The North Carolina Advantage: Where You Get Your Loan
This is where local knowledge becomes your superpower. In North Carolina, you have several options, and they are not created equal.
Dealership Financing
This is the most convenient option, but often the most expensive. The dealership’s F&I (Finance & Insurance) manager sends your application to a network of lenders. While they can get you approved, they may also mark up the interest rate they’re offered by the lender to make a profit. That extra percentage point they add goes to them, not the bank.
Big National Banks
Banks like Bank of America or Wells Fargo offer competitive rates, especially if you’re an existing customer with a good relationship and strong credit. They are a solid, reliable option to check.
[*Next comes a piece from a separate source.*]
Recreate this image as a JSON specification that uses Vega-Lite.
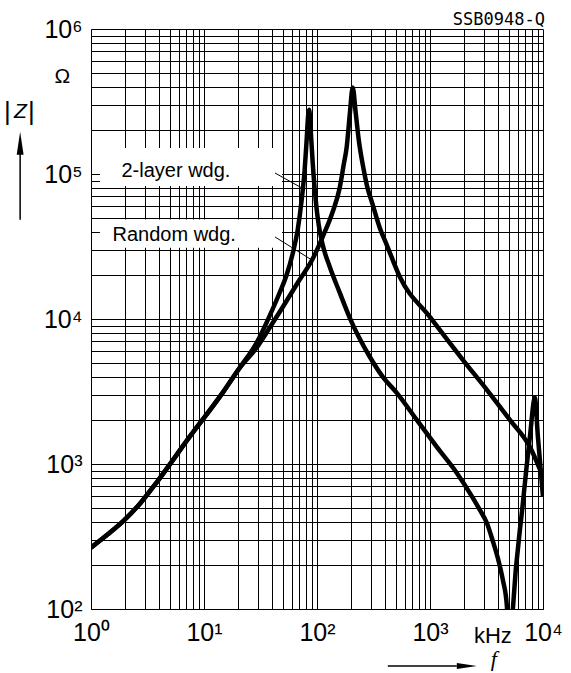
{
  "$schema": "https://vega.github.io/schema/vega-lite/v6.json",
  "width": 452,
  "height": 580,
  "autosize": {"type": "none"},
  "padding": {"left": 91, "top": 29, "right": 28, "bottom": 64},
  "background": "white",
  "config": {"view": {"stroke": null}, "font": "Liberation Sans"},
  "datasets": {
    "boxes": [
      {"f": 1.2, "f2": 49, "z": 82500, "z2": 151000},
      {"f": 1.2, "f2": 49, "z": 31000, "z2": 48500}
    ],
    "curves": [
      {"series": "2-layer", "f": 1, "z": 265},
      {"series": "2-layer", "f": 1.4, "z": 326},
      {"series": "2-layer", "f": 1.98, "z": 412},
      {"series": "2-layer", "f": 2.745, "z": 539},
      {"series": "2-layer", "f": 3.8, "z": 745},
      {"series": "2-layer", "f": 7.45, "z": 1538},
      {"series": "2-layer", "f": 14.6, "z": 3095},
      {"series": "2-layer", "f": 20.7, "z": 4605},
      {"series": "2-layer", "f": 29.2, "z": 6850},
      {"series": "2-layer", "f": 38.1, "z": 10520},
      {"series": "2-layer", "f": 46.7, "z": 15170},
      {"series": "2-layer", "f": 53.9, "z": 20200},
      {"series": "2-layer", "f": 60.9, "z": 28200},
      {"series": "2-layer", "f": 67.5, "z": 41270},
      {"series": "2-layer", "f": 73.2, "z": 66480},
      {"series": "2-layer", "f": 77.8, "z": 107100},
      {"series": "2-layer", "f": 81.0, "z": 172500},
      {"series": "2-layer", "f": 83.6, "z": 256600},
      {"series": "2-layer", "f": 85.3, "z": 277900},
      {"series": "2-layer", "f": 87.9, "z": 202000},
      {"series": "2-layer", "f": 91.6, "z": 119700},
      {"series": "2-layer", "f": 97.3, "z": 66500},
      {"series": "2-layer", "f": 103.5, "z": 44700},
      {"series": "2-layer", "f": 112.3, "z": 32500},
      {"series": "2-layer", "f": 129.6, "z": 22900},
      {"series": "2-layer", "f": 158.9, "z": 15200},
      {"series": "2-layer", "f": 194.9, "z": 10190},
      {"series": "2-layer", "f": 293, "z": 5490},
      {"series": "2-layer", "f": 382, "z": 3990},
      {"series": "2-layer", "f": 508, "z": 3095},
      {"series": "2-layer", "f": 764, "z": 2015},
      {"series": "2-layer", "f": 1148, "z": 1313},
      {"series": "2-layer", "f": 1727, "z": 868},
      {"series": "2-layer", "f": 2393, "z": 584},
      {"series": "2-layer", "f": 2761, "z": 482},
      {"series": "2-layer", "f": 3186, "z": 392},
      {"series": "2-layer", "f": 3597, "z": 294},
      {"series": "2-layer", "f": 4066, "z": 211},
      {"series": "2-layer", "f": 4413, "z": 158.6},
      {"series": "2-layer", "f": 4786, "z": 106},
      {"series": "2-layer", "f": 5090, "z": 40},
      {"series": "2-layer", "f": 5410, "z": 99},
      {"series": "2-layer", "f": 6637, "z": 539},
      {"series": "2-layer", "f": 7655, "z": 1538},
      {"series": "2-layer", "f": 8475, "z": 2860},
      {"series": "2-layer", "f": 9015, "z": 1538},
      {"series": "2-layer", "f": 10000, "z": 593},
      {"series": "Random", "f": 1, "z": 265},
      {"series": "Random", "f": 1.4, "z": 326},
      {"series": "Random", "f": 1.98, "z": 412},
      {"series": "Random", "f": 2.745, "z": 539},
      {"series": "Random", "f": 3.8, "z": 745},
      {"series": "Random", "f": 7.45, "z": 1538},
      {"series": "Random", "f": 14.6, "z": 3095},
      {"series": "Random", "f": 20.7, "z": 4605},
      {"series": "Random", "f": 29.2, "z": 6330},
      {"series": "Random", "f": 38.1, "z": 8700},
      {"series": "Random", "f": 48.7, "z": 11760},
      {"series": "Random", "f": 67.5, "z": 17800},
      {"series": "Random", "f": 91.6, "z": 26000},
      {"series": "Random", "f": 112.3, "z": 36900},
      {"series": "Random", "f": 137.7, "z": 54900},
      {"series": "Random", "f": 158.9, "z": 80400},
      {"series": "Random", "f": 172.3, "z": 115900},
      {"series": "Random", "f": 183.3, "z": 154300},
      {"series": "Random", "f": 194.9, "z": 256600},
      {"series": "Random", "f": 207.1, "z": 394300},
      {"series": "Random", "f": 220, "z": 264900},
      {"series": "Random", "f": 234, "z": 172600},
      {"series": "Random", "f": 254, "z": 115900},
      {"series": "Random", "f": 275.5, "z": 84400},
      {"series": "Random", "f": 311, "z": 61400},
      {"series": "Random", "f": 359, "z": 42600},
      {"series": "Random", "f": 414, "z": 32500},
      {"series": "Random", "f": 540, "z": 19550},
      {"series": "Random", "f": 996, "z": 10360},
      {"series": "Random", "f": 1953, "z": 5230},
      {"series": "Random", "f": 3186, "z": 3246},
      {"series": "Random", "f": 5090, "z": 2015},
      {"series": "Random", "f": 7655, "z": 1313},
      {"series": "Random", "f": 10000, "z": 815}
    ],
    "leaders": [
      {"f": 42.5, "z": 101600, "f2": 73.7, "z2": 80000},
      {"f": 42.5, "z": 36800, "f2": 90.3, "z2": 25500}
    ],
    "curveLabels": [
      {"f": 1.86, "z": 95700, "label": "2-layer wdg."},
      {"f": 1.55, "z": 34300, "label": "Random wdg."}
    ],
    "arrows": [
      {"f": 0.236, "f2": 0.236, "z": 48400, "z2": 140000},
      {"f": 423, "f2": 1727, "z": 40.4, "z2": 40.4}
    ],
    "headUp": [{"f": 0.236, "z": 163000}],
    "headRight": [{"f": 2118, "z": 40.4}],
    "unitOhm": [{"f": 0.559, "z": 426000, "label": "Ω"}],
    "unitKHz": [{"f": 3600, "z": 58.2, "label": "kHz"}],
    "code": [{"f": 10400, "z": 1070000, "label": "SSB0948-Q"}],
    "bars": [
      {"f": 0.182, "z": 269000, "label": "|"},
      {"f": 0.297, "z": 269000, "label": "|"}
    ],
    "zSym": [{"f": 0.2374, "z": 269000, "label": "Z"}],
    "fSym": [{"f": 3675, "z": 45.2, "label": "f"}]
  },
  "layer": [
    {
      "data": {"name": "boxes"},
      "mark": {"type": "rect", "fill": "white", "stroke": null},
      "encoding": {
        "x": {
          "field": "f", "type": "quantitative", "title": null,
          "scale": {"type": "log", "domain": [1, 10000]},
          "axis": {
            "values": [1,2,3,4,5,6,7,8,9,10,20,30,40,50,60,70,80,90,100,200,300,400,500,600,700,800,900,1000,2000,3000,4000,5000,6000,7000,8000,9000,10000],
            "grid": true, "gridColor": "#000", "gridWidth": 1, "gridOpacity": 1,
            "ticks": false, "tickSize": 0,
            "domainColor": "#000", "domainWidth": 1,
            "labelExpr": "datum.value == 1 ? '10\u2070' : datum.value == 10 ? '10\u00b9' : datum.value == 100 ? '10\u00b2' : datum.value == 1000 ? '10\u00b3' : datum.value == 10000 ? '10\u2074' : ''",
            "labelFontSize": 25, "labelColor": "#000", "labelPadding": 11,
            "labelOverlap": false, "labelBound": false, "labelFlush": false, "labelDx": 5,
            "zindex": 0
          }
        },
        "x2": {"field": "f2"},
        "y": {
          "field": "z", "type": "quantitative", "title": null,
          "scale": {"type": "log", "domain": [100, 1000000]},
          "axis": {
            "values": [100,200,300,400,500,600,700,800,900,1000,2000,3000,4000,5000,6000,7000,8000,9000,10000,20000,30000,40000,50000,60000,70000,80000,90000,100000,200000,300000,400000,500000,600000,700000,800000,900000,1000000],
            "grid": true, "gridColor": "#000", "gridWidth": 1, "gridOpacity": 1,
            "ticks": false, "tickSize": 0,
            "domainColor": "#000", "domainWidth": 1,
            "labelExpr": "datum.value == 100 ? '10\u00b2' : datum.value == 1000 ? '10\u00b3' : datum.value == 10000 ? '10\u2074' : datum.value == 100000 ? '10\u2075' : datum.value == 1000000 ? '10\u2076' : ''",
            "labelFontSize": 25, "labelColor": "#000", "labelPadding": 9,
            "labelBaseline": "middle", "labelDy": 1,
            "labelOverlap": false, "labelBound": false, "labelFlush": false,
            "zindex": 0
          }
        },
        "y2": {"field": "z2"}
      }
    },
    {
      "data": {"name": "curves"},
      "mark": {"type": "line", "color": "#000", "strokeWidth": 4.5, "clip": true, "strokeJoin": "round", "interpolate": "monotone"},
      "encoding": {
        "x": {"field": "f", "type": "quantitative", "title": null, "scale": {"type": "log", "domain": [1, 10000]}},
        "y": {"field": "z", "type": "quantitative", "title": null, "scale": {"type": "log", "domain": [100, 1000000]}},
        "detail": {"field": "series"}
      }
    },
    {
      "data": {"name": "leaders"},
      "mark": {"type": "rule", "color": "#000", "strokeWidth": 1},
      "encoding": {
        "x": {"field": "f", "type": "quantitative", "title": null, "scale": {"type": "log", "domain": [1, 10000]}},
        "x2": {"field": "f2"},
        "y": {"field": "z", "type": "quantitative", "title": null, "scale": {"type": "log", "domain": [100, 1000000]}},
        "y2": {"field": "z2"}
      }
    },
    {
      "data": {"name": "arrows"},
      "mark": {"type": "rule", "color": "#000", "strokeWidth": 1.5},
      "encoding": {
        "x": {"field": "f", "type": "quantitative", "title": null, "scale": {"type": "log", "domain": [1, 10000]}},
        "x2": {"field": "f2"},
        "y": {"field": "z", "type": "quantitative", "title": null, "scale": {"type": "log", "domain": [100, 1000000]}},
        "y2": {"field": "z2"}
      }
    },
    {
      "data": {"name": "headUp"},
      "mark": {"type": "point", "filled": true, "color": "#000", "opacity": 1, "shape": "M0,-1L0.3,1L-0.3,1Z", "size": 529},
      "encoding": {
        "x": {"field": "f", "type": "quantitative", "title": null, "scale": {"type": "log", "domain": [1, 10000]}},
        "y": {"field": "z", "type": "quantitative", "title": null, "scale": {"type": "log", "domain": [100, 1000000]}}
      }
    },
    {
      "data": {"name": "headRight"},
      "mark": {"type": "point", "filled": true, "color": "#000", "opacity": 1, "shape": "M1,0L-1,-0.3L-1,0.3Z", "size": 400},
      "encoding": {
        "x": {"field": "f", "type": "quantitative", "title": null, "scale": {"type": "log", "domain": [1, 10000]}},
        "y": {"field": "z", "type": "quantitative", "title": null, "scale": {"type": "log", "domain": [100, 1000000]}}
      }
    },
    {
      "data": {"name": "curveLabels"},
      "mark": {"type": "text", "align": "left", "baseline": "alphabetic", "fontSize": 20, "color": "#000", "font": "Liberation Sans"},
      "encoding": {
        "x": {"field": "f", "type": "quantitative", "title": null, "scale": {"type": "log", "domain": [1, 10000]}},
        "y": {"field": "z", "type": "quantitative", "title": null, "scale": {"type": "log", "domain": [100, 1000000]}},
        "text": {"field": "label"}
      }
    },
    {
      "data": {"name": "unitOhm"},
      "mark": {"type": "text", "align": "center", "baseline": "alphabetic", "fontSize": 21, "color": "#000", "font": "Liberation Sans"},
      "encoding": {
        "x": {"field": "f", "type": "quantitative", "title": null, "scale": {"type": "log", "domain": [1, 10000]}},
        "y": {"field": "z", "type": "quantitative", "title": null, "scale": {"type": "log", "domain": [100, 1000000]}},
        "text": {"field": "label"}
      }
    },
    {
      "data": {"name": "unitKHz"},
      "mark": {"type": "text", "align": "center", "baseline": "alphabetic", "fontSize": 22, "color": "#000", "font": "Liberation Sans"},
      "encoding": {
        "x": {"field": "f", "type": "quantitative", "title": null, "scale": {"type": "log", "domain": [1, 10000]}},
        "y": {"field": "z", "type": "quantitative", "title": null, "scale": {"type": "log", "domain": [100, 1000000]}},
        "text": {"field": "label"}
      }
    },
    {
      "data": {"name": "code"},
      "mark": {"type": "text", "align": "right", "baseline": "alphabetic", "fontSize": 17, "color": "#000", "font": "DejaVu Sans Mono"},
      "encoding": {
        "x": {"field": "f", "type": "quantitative", "title": null, "scale": {"type": "log", "domain": [1, 10000]}},
        "y": {"field": "z", "type": "quantitative", "title": null, "scale": {"type": "log", "domain": [100, 1000000]}},
        "text": {"field": "label"}
      }
    },
    {
      "data": {"name": "bars"},
      "mark": {"type": "text", "align": "center", "baseline": "middle", "fontSize": 26, "color": "#000", "font": "Liberation Sans"},
      "encoding": {
        "x": {"field": "f", "type": "quantitative", "title": null, "scale": {"type": "log", "domain": [1, 10000]}},
        "y": {"field": "z", "type": "quantitative", "title": null, "scale": {"type": "log", "domain": [100, 1000000]}},
        "text": {"field": "label"}
      }
    },
    {
      "data": {"name": "zSym"},
      "mark": {"type": "text", "align": "center", "baseline": "middle", "fontSize": 21, "fontStyle": "italic", "color": "#000", "font": "Liberation Sans"},
      "encoding": {
        "x": {"field": "f", "type": "quantitative", "title": null, "scale": {"type": "log", "domain": [1, 10000]}},
        "y": {"field": "z", "type": "quantitative", "title": null, "scale": {"type": "log", "domain": [100, 1000000]}},
        "text": {"field": "label"}
      }
    },
    {
      "data": {"name": "fSym"},
      "mark": {"type": "text", "align": "center", "baseline": "middle", "fontSize": 22, "fontStyle": "italic", "color": "#000", "font": "Liberation Serif"},
      "encoding": {
        "x": {"field": "f", "type": "quantitative", "title": null, "scale": {"type": "log", "domain": [1, 10000]}},
        "y": {"field": "z", "type": "quantitative", "title": null, "scale": {"type": "log", "domain": [100, 1000000]}},
        "text": {"field": "label"}
      }
    }
  ]
}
Local North Carolina Credit Unions
This is my secret weapon. Credit unions are non-profits owned by their members. Because they don’t have to generate profits for shareholders, they often pass those savings on to members in the form of lower interest rates on loans and fewer fees. Institutions like State Employees’ Credit Union (SECU), Coastal Federal Credit Union, or Truliant are famous in NC for their excellent auto loan rates. I always advise people to start here.
The Ultimate Strategy: Get Pre-Approved First!
This is the one step that changes everything. Before you even test-drive a car, apply for a loan at your bank and at least one local credit union.
- You’ll know exactly how much you can afford to spend, based on a real approval, not a dealer’s estimate.
- You’ll have a competitive interest rate in your pocket.
- You can walk into the dealership and tell them, “I’m pre-approved at X.X%. Can you beat it?” This forces them to compete for your business and offer you their absolute best rate, with no markup. It turns a stressful negotiation into a simple business transaction where you hold all the cards.
Frequently Asked Questions
What is a good interest rate for a car loan in North Carolina right now (2026)?
For a borrower with a prime credit score (over 661), a good rate for a new car is typically between 6% and 9%, while a used car might be 7% to 11%. Rates can be lower with excellent credit or through special manufacturer financing.
Can I get a car loan in NC with bad credit?
Yes, it’s possible, but you should expect a significantly higher interest rate (often 15% to 20% or more). Focus on providing a larger down payment and shop at lenders who specialize in subprime auto loans, but be very cautious of predatory terms.
Does it hurt my credit to shop for multiple car loans?
No, not if you do it correctly. Credit scoring models understand that people shop for rates. All auto loan inquiries made within a short period (typically 14-30 days) are treated as a single “hard inquiry,” having a minimal impact on your score.
Should I take the 0% APR financing from the dealership?
Maybe. These offers are usually reserved for buyers with top-tier credit and are only for specific new models. Often, accepting the 0% APR means you forfeit a cash-back rebate. Do the math: sometimes, taking the rebate and getting a low-rate loan from your credit union is the cheaper overall option.